Lamsma also grasped and ran with the wild, rhythmic angularity of the concerto’s second movement, a thrilling danse macabre-like scherzo which felt at times like an exhilarating jamming session between soloist and orchestra.

Shostakovich introduced his famous DSCH musical motif into the passacaglia third movement whose solemn, rumbling bass-ostinato echoes the opening nocturne.

It was from this Lamsma’s violin rose in a thoughtfully paced and emotion-laden cadenza which led into the burlesque finale, a delightful confection of percussive capering and a lively violin theme which was echoed through the orchestra.

Above: Vasily Petrenko celebrates his birthday with an orchestra photo. Top: RLPO Conductor Laureate Vasily Petrenko. Photo by Mark McNulty.


The all-Russian programme opened with an amuse bouche (the emphasis on amuse) in the form of Liadov’s sparky Baba-Yaga, announcing itself with a leaping cry and a bassoon follow-the-leader, and with Petrenko acting the Fantasia-like conjuror at the front.

And it was completed after the interval with a delightfully iridescent performance of Rimsky-Korsakov’s Scheherazade, Petrenko in swirling motion at the front as the orchestra wrought a powerful and luxurious sound.

Amid the vivid orchestral colour and moreish Oriental themes there were also some lovely moments from individual players including an achingly sweet interlude for orchestra leader Mihkel Kerem and harpist Elizabeth McNulty, and some excellent work from Katherine Lacy on clarinet.
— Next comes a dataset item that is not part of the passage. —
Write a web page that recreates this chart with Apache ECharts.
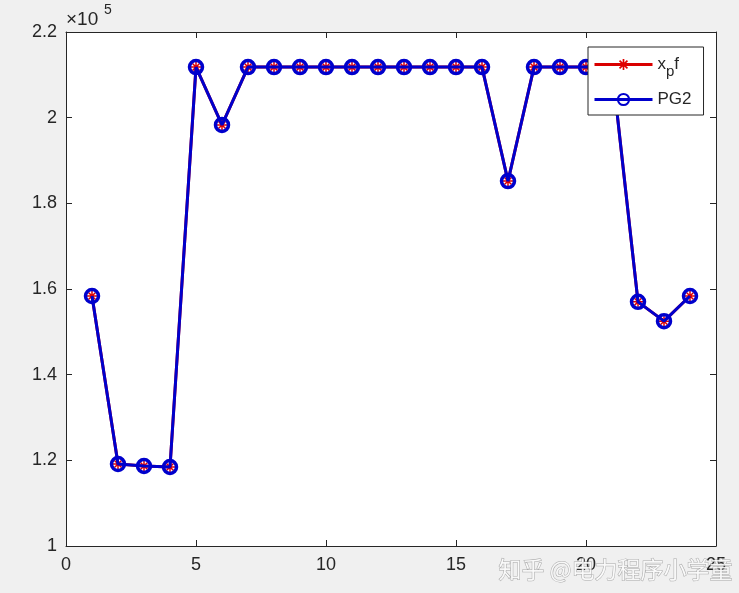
<!DOCTYPE html>
<html>
<head>
<meta charset="utf-8">
<script src="https://cdn.jsdelivr.net/npm/echarts@6/dist/echarts.min.js"></script>
<style>
html, body { margin: 0; padding: 0; background: #f0f0f0; }
#chart { width: 739px; height: 593px; }
</style>
</head>
<body>
<div id="chart"></div>
<script>
// 横坐标 1..24
var xs = [1, 2, 3, 4, 5, 6, 7, 8, 9, 10, 11, 12, 13, 14, 15, 16, 17, 18, 19, 20, 21, 22, 23, 24];
// 值
var xpf = [158360, 119140, 118680, 118440, 211800, 198300, 211800, 211800, 211800, 211800, 211800, 211800,
           211800, 211800, 211800, 211800, 185200, 211800, 211800, 211800, 211800, 157000, 152500, 158360];
var pg2 = [158360, 119140, 118680, 118440, 211800, 198300, 211800, 211800, 211800, 211800, 211800, 211800,
           211800, 211800, 211800, 211800, 185200, 211800, 211800, 211800, 211800, 157000, 152500, 158360];
var yTicks = [100000, 120000, 140000, 160000, 180000, 200000, 220000];
var xTicks = [0, 5, 10, 15, 20, 25];

var axisColor = '#262626';
var font = 'Liberation Sans, Arial, Helvetica, sans-serif';
// MATLAB 的 * 标记
var star = 'path://M8.5 0L11.5 0L11.5 20L8.5 20Z M0 8.5L20 8.5L20 11.5L0 11.5Z M1.9 4L4 1.9L18.1 16L16 18.1Z M16 1.9L18.1 4L4 18.1L1.9 16Z';

function pairs(arr) {
    return xs.map(function (x, i) { return [x, arr[i]]; });
}

var myChart = echarts.init(document.getElementById('chart'));
var option = {
    backgroundColor: '#f0f0f0',
    animation: false,
    grid: {
        left: 66, right: 23, top: 32, bottom: 47,
        show: true, backgroundColor: '#fff', borderWidth: 0
    },
    xAxis: [{
        type: 'value', min: xTicks[0], max: xTicks[xTicks.length - 1], interval: 5,
        axisLine: { show: true, onZero: false, lineStyle: { color: axisColor, width: 1 } },
        axisTick: { show: true, inside: true, length: 6, lineStyle: { color: axisColor } },
        axisLabel: { color: axisColor, fontSize: 18, fontFamily: font, margin: 10 },
        splitLine: { show: false }
    }, {
        type: 'value', position: 'top', min: xTicks[0], max: xTicks[xTicks.length - 1], interval: 5,
        axisLine: { show: true, onZero: false, lineStyle: { color: axisColor, width: 1 } },
        axisTick: { show: true, inside: true, length: 6, lineStyle: { color: axisColor } },
        axisLabel: { show: false },
        splitLine: { show: false }
    }],
    yAxis: [{
        type: 'value', min: yTicks[0], max: yTicks[yTicks.length - 1], interval: 20000,
        axisLine: { show: true, onZero: false, lineStyle: { color: axisColor, width: 1 } },
        axisTick: { show: true, inside: true, length: 6, lineStyle: { color: axisColor } },
        axisLabel: {
            color: axisColor, fontSize: 18, fontFamily: font, margin: 9,
            formatter: function (v) { return String(Math.round(v / 1e4) / 10); }
        },
        splitLine: { show: false }
    }, {
        type: 'value', position: 'right', min: yTicks[0], max: yTicks[yTicks.length - 1], interval: 20000,
        axisLine: { show: true, onZero: false, lineStyle: { color: axisColor, width: 1 } },
        axisTick: { show: true, inside: true, length: 6, lineStyle: { color: axisColor } },
        axisLabel: { show: false },
        splitLine: { show: false }
    }],
    legend: {
        left: 588, top: 47, orient: 'vertical',
        backgroundColor: '#fff', borderColor: axisColor, borderWidth: 1, borderRadius: 0,
        padding: [9, 12, 7, 5], itemGap: 12, itemWidth: 58, itemHeight: 14,
        lineStyle: { width: 3 },
        textStyle: {
            color: axisColor, fontSize: 17, fontFamily: font,
            rich: {
                a: { fontSize: 17, fontFamily: font, color: axisColor, height: 20 },
                sub: { fontSize: 15, fontFamily: font, color: axisColor, verticalAlign: 'bottom', padding: [14, 0, 0, 0], height: 20 }
            }
        },
        formatter: function (name) {
            if (name === 'x_p f') return '{a|x}{sub|p}{a|f}';
            return name;
        },
        data: ['x_p f', 'PG2']
    },
    graphic: [{
        type: 'text', left: 66, top: 10,
        style: { text: '×10', font: '19px Liberation Sans, Arial, sans-serif', fill: axisColor }
    }, {
        type: 'text', left: 104, top: 3,
        style: { text: '5', font: '14px Liberation Sans, Arial, sans-serif', fill: axisColor }
    }, {
        type: 'text', right: 6, bottom: 12, z: 100,
        style: {
            text: '知乎 @电力程序小学童',
            font: '23px "Noto Sans CJK SC", sans-serif',
            fill: 'rgba(255,255,255,0.85)',
            stroke: 'rgba(120,120,120,0.6)', lineWidth: 1
        }
    }],
    series: [{
        name: 'x_p f', type: 'line', data: pairs(xpf),
        symbol: star, symbolSize: 10,
        lineStyle: { color: '#d90000', width: 3 },
        itemStyle: { color: '#e00000' },
        z: 2
    }, {
        name: 'PG2', type: 'line', data: pairs(pg2),
        symbol: 'circle', symbolSize: 13,
        lineStyle: { color: '#0000cc', width: 3 },
        itemStyle: { color: 'rgba(0,0,0,0)', borderColor: '#0000cc', borderWidth: 3.5 },
        z: 3
    }]
};
myChart.setOption(option);
window.addEventListener('resize', function () {
    myChart.resize();
});
</script>
</body>
</html>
Crisply delivered both in the fiery and fierce sections but also through the various 'tale’s’ piano passages, the orchestra delivered impressive percussive punctuation, a romantic violin melody, nimble woodwind and a maelstrom of a finale to send its audience home in happily buoyant mood.

If you missed it last night, they do it all again (birthday celebrations apart) on Sunday afternoon.